Given information →
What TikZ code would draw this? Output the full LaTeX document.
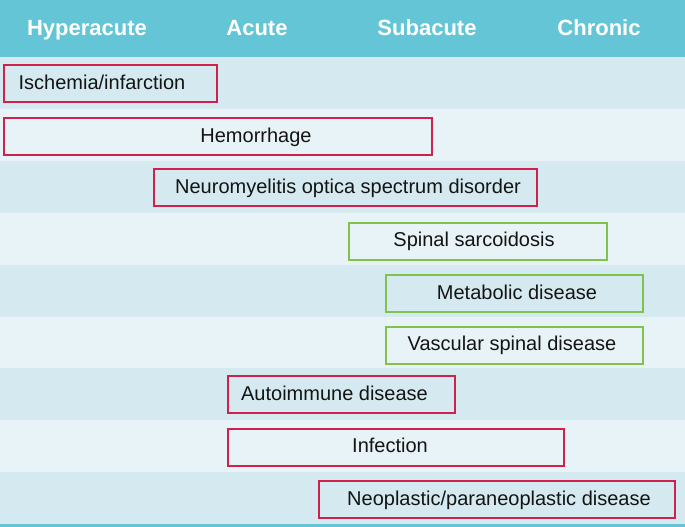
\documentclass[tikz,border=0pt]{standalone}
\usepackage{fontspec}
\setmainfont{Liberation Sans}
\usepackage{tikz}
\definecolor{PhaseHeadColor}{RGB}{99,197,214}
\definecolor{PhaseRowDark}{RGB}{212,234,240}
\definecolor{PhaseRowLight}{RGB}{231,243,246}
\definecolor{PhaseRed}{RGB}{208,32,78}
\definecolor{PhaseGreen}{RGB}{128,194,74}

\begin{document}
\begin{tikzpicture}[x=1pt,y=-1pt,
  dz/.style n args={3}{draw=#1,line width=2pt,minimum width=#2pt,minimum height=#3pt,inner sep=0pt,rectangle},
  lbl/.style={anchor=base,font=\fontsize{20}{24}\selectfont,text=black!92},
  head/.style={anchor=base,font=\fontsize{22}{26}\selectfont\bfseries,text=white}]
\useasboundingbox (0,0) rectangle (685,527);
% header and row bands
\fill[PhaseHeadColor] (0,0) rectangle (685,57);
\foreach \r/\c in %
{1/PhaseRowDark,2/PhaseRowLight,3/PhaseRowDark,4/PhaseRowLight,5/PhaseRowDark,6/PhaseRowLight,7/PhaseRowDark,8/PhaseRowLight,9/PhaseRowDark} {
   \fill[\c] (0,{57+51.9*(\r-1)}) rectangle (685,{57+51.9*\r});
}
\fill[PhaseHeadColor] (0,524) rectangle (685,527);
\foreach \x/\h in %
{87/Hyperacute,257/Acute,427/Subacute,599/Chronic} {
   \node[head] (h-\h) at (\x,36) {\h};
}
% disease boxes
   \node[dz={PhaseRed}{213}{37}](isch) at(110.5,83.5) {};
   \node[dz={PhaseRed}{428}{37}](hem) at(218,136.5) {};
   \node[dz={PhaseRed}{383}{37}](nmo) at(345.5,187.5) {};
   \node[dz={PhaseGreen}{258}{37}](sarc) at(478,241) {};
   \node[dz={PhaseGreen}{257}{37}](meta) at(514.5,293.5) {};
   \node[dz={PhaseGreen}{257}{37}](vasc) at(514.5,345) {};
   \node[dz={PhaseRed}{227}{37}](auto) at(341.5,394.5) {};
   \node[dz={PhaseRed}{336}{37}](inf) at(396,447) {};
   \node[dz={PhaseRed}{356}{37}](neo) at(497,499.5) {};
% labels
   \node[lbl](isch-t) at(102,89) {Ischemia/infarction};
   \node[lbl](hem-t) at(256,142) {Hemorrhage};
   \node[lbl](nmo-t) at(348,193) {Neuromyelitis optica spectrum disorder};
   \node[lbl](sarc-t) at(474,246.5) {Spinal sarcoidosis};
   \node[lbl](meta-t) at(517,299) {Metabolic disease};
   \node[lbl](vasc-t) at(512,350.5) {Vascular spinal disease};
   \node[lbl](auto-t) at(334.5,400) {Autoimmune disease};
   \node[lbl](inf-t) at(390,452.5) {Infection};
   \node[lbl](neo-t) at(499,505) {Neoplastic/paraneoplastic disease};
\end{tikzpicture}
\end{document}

Required task → Output all of the data exactly as it stands, minus any images.

Written answer →
What TikZ code would draw this? Output the full LaTeX document.
\documentclass[tikz,border=0pt]{standalone}
\usepackage{fontspec}
\setmainfont{Liberation Sans}
\usepackage{tikz}
\definecolor{PhaseHeadColor}{RGB}{99,197,214}
\definecolor{PhaseRowDark}{RGB}{212,234,240}
\definecolor{PhaseRowLight}{RGB}{231,243,246}
\definecolor{PhaseRed}{RGB}{208,32,78}
\definecolor{PhaseGreen}{RGB}{128,194,74}

\begin{document}
\begin{tikzpicture}[x=1pt,y=-1pt,
  dz/.style n args={3}{draw=#1,line width=2pt,minimum width=#2pt,minimum height=#3pt,inner sep=0pt,rectangle},
  lbl/.style={anchor=base,font=\fontsize{20}{24}\selectfont,text=black!92},
  head/.style={anchor=base,font=\fontsize{22}{26}\selectfont\bfseries,text=white}]
\useasboundingbox (0,0) rectangle (685,527);
% header and row bands
\fill[PhaseHeadColor] (0,0) rectangle (685,57);
\foreach \r/\c in %
{1/PhaseRowDark,2/PhaseRowLight,3/PhaseRowDark,4/PhaseRowLight,5/PhaseRowDark,6/PhaseRowLight,7/PhaseRowDark,8/PhaseRowLight,9/PhaseRowDark} {
   \fill[\c] (0,{57+51.9*(\r-1)}) rectangle (685,{57+51.9*\r});
}
\fill[PhaseHeadColor] (0,524) rectangle (685,527);
\foreach \x/\h in %
{87/Hyperacute,257/Acute,427/Subacute,599/Chronic} {
   \node[head] (h-\h) at (\x,36) {\h};
}
% disease boxes
   \node[dz={PhaseRed}{213}{37}](isch) at(110.5,83.5) {};
   \node[dz={PhaseRed}{428}{37}](hem) at(218,136.5) {};
   \node[dz={PhaseRed}{383}{37}](nmo) at(345.5,187.5) {};
   \node[dz={PhaseGreen}{258}{37}](sarc) at(478,241) {};
   \node[dz={PhaseGreen}{257}{37}](meta) at(514.5,293.5) {};
   \node[dz={PhaseGreen}{257}{37}](vasc) at(514.5,345) {};
   \node[dz={PhaseRed}{227}{37}](auto) at(341.5,394.5) {};
   \node[dz={PhaseRed}{336}{37}](inf) at(396,447) {};
   \node[dz={PhaseRed}{356}{37}](neo) at(497,499.5) {};
% labels
   \node[lbl](isch-t) at(102,89) {Ischemia/infarction};
   \node[lbl](hem-t) at(256,142) {Hemorrhage};
   \node[lbl](nmo-t) at(348,193) {Neuromyelitis optica spectrum disorder};
   \node[lbl](sarc-t) at(474,246.5) {Spinal sarcoidosis};
   \node[lbl](meta-t) at(517,299) {Metabolic disease};
   \node[lbl](vasc-t) at(512,350.5) {Vascular spinal disease};
   \node[lbl](auto-t) at(334.5,400) {Autoimmune disease};
   \node[lbl](inf-t) at(390,452.5) {Infection};
   \node[lbl](neo-t) at(499,505) {Neoplastic/paraneoplastic disease};
\end{tikzpicture}
\end{document}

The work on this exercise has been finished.